→ **Direction**
Below are the records; collect from them each line containing the string "standalone".

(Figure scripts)
☆ ☆ ☆ ☆ ☆ ☆ ☆

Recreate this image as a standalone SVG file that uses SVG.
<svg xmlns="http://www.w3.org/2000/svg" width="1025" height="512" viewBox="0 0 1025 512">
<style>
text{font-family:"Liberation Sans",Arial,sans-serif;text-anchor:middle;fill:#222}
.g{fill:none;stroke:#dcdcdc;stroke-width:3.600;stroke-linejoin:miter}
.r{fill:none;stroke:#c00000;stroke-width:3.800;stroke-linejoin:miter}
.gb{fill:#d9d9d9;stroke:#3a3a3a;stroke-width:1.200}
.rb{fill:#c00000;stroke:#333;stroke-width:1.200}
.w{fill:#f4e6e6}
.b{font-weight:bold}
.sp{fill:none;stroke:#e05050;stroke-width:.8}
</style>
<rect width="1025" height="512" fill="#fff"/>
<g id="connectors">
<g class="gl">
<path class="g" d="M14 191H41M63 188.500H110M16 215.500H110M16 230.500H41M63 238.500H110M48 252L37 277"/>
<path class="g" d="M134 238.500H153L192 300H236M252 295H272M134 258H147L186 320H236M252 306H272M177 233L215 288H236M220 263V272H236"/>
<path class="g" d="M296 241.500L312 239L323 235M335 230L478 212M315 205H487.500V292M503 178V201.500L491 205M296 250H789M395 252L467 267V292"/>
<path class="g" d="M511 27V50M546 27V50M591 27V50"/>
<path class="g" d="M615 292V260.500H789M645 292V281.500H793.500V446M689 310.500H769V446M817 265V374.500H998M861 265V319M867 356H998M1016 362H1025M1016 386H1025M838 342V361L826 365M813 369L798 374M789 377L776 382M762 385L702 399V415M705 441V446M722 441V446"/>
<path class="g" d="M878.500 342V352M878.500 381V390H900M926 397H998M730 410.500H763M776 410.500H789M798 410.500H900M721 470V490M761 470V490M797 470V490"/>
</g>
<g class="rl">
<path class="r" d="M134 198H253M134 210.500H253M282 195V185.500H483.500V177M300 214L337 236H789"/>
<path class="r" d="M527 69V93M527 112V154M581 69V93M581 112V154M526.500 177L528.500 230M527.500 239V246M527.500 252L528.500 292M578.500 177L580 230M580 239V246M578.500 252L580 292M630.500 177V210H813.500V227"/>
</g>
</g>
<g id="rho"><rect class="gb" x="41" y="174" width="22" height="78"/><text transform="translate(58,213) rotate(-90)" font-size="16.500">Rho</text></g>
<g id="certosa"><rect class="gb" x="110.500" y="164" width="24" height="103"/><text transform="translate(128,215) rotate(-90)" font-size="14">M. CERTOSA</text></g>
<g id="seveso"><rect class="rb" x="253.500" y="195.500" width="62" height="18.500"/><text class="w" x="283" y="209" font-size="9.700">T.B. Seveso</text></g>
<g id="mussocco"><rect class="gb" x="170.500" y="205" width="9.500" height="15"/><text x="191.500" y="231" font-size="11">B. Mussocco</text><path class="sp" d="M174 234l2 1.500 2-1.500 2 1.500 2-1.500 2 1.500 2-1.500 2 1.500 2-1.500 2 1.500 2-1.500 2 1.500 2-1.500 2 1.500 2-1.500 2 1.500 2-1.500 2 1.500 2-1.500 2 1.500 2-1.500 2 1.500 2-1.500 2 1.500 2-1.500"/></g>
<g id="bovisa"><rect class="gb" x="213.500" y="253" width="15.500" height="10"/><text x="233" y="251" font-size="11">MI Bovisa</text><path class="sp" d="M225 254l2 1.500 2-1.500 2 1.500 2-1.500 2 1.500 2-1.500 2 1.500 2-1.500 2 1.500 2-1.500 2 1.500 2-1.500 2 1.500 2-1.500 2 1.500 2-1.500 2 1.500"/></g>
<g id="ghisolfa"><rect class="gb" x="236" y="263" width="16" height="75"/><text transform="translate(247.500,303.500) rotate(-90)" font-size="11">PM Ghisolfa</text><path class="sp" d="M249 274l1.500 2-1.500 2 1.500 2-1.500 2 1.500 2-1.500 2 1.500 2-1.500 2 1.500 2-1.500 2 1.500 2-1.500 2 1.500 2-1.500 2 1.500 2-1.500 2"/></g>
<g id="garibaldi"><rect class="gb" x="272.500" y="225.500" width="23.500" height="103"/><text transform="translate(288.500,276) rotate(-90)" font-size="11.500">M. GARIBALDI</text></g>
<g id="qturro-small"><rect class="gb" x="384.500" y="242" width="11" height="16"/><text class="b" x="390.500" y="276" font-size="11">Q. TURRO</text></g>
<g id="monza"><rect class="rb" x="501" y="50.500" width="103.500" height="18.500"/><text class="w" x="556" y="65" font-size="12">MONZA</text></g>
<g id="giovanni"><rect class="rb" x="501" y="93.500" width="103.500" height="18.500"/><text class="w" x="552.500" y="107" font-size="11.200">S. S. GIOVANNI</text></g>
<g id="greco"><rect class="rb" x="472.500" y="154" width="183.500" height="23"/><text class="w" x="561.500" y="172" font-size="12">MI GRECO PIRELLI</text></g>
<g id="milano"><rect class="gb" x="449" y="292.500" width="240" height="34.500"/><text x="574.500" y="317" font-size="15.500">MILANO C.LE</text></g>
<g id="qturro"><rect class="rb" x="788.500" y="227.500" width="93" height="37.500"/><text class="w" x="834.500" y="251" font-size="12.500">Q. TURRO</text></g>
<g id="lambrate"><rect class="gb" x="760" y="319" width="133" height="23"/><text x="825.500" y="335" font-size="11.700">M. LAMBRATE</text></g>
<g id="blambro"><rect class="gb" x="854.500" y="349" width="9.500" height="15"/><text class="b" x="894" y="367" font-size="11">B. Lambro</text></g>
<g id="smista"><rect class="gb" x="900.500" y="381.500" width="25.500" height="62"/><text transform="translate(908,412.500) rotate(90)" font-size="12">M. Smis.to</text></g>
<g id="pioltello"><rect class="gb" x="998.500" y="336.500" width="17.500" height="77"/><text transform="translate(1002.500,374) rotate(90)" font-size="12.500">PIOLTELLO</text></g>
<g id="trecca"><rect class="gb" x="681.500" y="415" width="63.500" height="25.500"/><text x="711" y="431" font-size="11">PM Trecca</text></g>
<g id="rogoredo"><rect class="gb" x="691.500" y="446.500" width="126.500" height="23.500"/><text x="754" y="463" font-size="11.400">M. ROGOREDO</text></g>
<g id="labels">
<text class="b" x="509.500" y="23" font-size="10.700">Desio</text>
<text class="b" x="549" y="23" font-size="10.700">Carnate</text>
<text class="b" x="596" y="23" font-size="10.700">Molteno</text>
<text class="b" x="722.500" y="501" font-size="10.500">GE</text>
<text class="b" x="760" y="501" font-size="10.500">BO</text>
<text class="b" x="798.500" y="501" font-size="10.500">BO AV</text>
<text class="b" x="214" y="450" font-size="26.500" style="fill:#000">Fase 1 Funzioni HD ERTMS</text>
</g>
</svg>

☆ ☆ ☆ ☆ ☆ ☆ ☆

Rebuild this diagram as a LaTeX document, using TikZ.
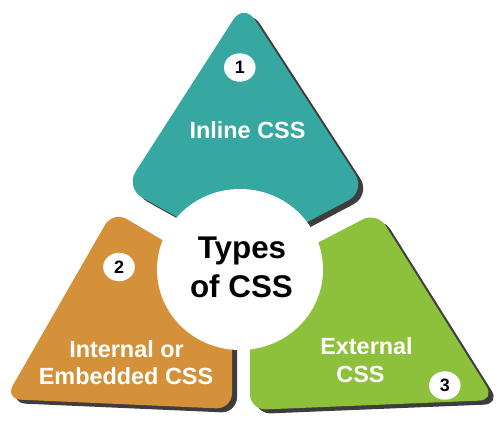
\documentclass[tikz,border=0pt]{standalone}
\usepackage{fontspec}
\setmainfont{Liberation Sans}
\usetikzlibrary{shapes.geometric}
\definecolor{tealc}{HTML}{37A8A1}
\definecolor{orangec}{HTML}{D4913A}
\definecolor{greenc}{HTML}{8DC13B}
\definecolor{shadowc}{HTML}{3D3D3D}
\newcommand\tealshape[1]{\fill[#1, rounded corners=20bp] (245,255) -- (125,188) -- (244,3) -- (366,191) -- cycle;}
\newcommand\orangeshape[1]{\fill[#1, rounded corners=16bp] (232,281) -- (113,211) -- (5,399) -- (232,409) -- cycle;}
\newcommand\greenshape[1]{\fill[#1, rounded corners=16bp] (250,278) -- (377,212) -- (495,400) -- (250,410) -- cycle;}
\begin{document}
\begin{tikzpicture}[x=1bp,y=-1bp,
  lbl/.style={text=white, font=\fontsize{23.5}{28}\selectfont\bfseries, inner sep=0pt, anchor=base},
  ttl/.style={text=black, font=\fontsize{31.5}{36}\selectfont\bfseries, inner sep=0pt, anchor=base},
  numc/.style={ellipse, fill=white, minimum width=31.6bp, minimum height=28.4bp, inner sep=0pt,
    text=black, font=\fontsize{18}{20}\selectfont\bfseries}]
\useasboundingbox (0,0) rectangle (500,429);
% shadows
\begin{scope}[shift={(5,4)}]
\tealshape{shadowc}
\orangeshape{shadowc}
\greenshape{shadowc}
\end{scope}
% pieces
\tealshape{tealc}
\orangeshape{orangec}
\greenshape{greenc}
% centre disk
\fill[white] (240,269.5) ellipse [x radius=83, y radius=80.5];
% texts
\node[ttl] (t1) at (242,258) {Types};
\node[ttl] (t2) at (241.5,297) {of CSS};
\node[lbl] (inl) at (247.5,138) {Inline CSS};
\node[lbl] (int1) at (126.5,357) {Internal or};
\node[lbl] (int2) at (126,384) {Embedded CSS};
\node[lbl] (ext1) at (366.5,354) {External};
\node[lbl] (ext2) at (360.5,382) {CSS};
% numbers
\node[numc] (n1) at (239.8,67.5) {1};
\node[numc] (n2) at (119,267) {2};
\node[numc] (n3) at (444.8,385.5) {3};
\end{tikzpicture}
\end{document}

☆ ☆ ☆ ☆ ☆ ☆ ☆

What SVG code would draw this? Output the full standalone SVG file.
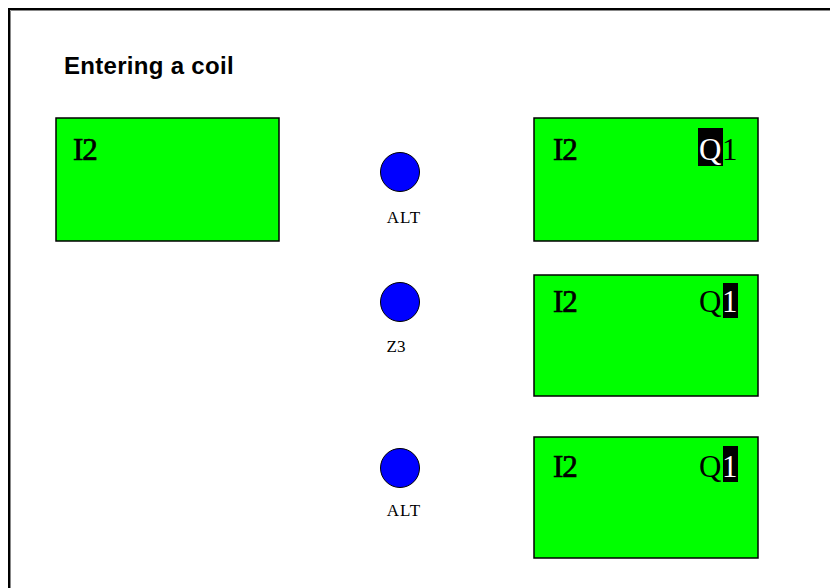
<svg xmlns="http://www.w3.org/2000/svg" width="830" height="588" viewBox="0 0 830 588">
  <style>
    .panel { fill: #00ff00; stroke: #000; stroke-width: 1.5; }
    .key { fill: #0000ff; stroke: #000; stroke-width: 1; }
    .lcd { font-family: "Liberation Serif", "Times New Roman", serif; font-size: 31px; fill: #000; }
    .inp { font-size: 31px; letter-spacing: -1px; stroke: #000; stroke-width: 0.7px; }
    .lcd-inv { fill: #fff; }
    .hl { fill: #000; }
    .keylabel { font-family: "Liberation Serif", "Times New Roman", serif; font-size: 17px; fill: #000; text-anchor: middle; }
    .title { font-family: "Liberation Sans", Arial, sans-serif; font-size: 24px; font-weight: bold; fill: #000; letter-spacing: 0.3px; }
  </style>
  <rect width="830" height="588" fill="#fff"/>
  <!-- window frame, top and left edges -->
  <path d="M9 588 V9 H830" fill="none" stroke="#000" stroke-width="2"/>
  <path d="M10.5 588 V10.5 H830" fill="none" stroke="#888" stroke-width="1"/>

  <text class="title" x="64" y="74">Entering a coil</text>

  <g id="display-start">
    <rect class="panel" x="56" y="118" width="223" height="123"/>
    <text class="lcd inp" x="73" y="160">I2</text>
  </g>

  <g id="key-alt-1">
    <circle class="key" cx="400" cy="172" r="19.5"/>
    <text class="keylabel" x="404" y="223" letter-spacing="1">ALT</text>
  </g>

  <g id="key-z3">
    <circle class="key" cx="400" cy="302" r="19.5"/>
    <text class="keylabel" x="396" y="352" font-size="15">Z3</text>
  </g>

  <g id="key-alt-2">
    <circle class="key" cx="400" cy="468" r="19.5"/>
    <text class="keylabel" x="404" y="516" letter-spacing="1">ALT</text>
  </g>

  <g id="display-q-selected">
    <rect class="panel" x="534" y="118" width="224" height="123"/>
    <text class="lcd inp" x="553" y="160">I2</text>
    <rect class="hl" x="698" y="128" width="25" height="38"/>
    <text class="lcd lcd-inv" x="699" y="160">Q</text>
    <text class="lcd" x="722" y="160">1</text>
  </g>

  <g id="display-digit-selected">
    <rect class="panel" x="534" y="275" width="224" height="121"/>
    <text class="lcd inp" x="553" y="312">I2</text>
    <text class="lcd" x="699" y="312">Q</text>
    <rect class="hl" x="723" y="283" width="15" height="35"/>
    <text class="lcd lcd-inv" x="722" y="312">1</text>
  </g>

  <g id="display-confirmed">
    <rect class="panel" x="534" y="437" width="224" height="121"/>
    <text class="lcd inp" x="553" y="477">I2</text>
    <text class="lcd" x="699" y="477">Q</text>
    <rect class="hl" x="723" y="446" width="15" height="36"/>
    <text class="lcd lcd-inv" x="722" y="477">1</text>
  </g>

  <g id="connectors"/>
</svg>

☆ ☆ ☆ ☆ ☆ ☆ ☆

→ **Solution to the problem**
Recreate this image as a standalone SVG file that uses SVG.
\documentclass[tikz,border=0pt]{standalone}
What SVG code would draw this? Output the full standalone SVG file.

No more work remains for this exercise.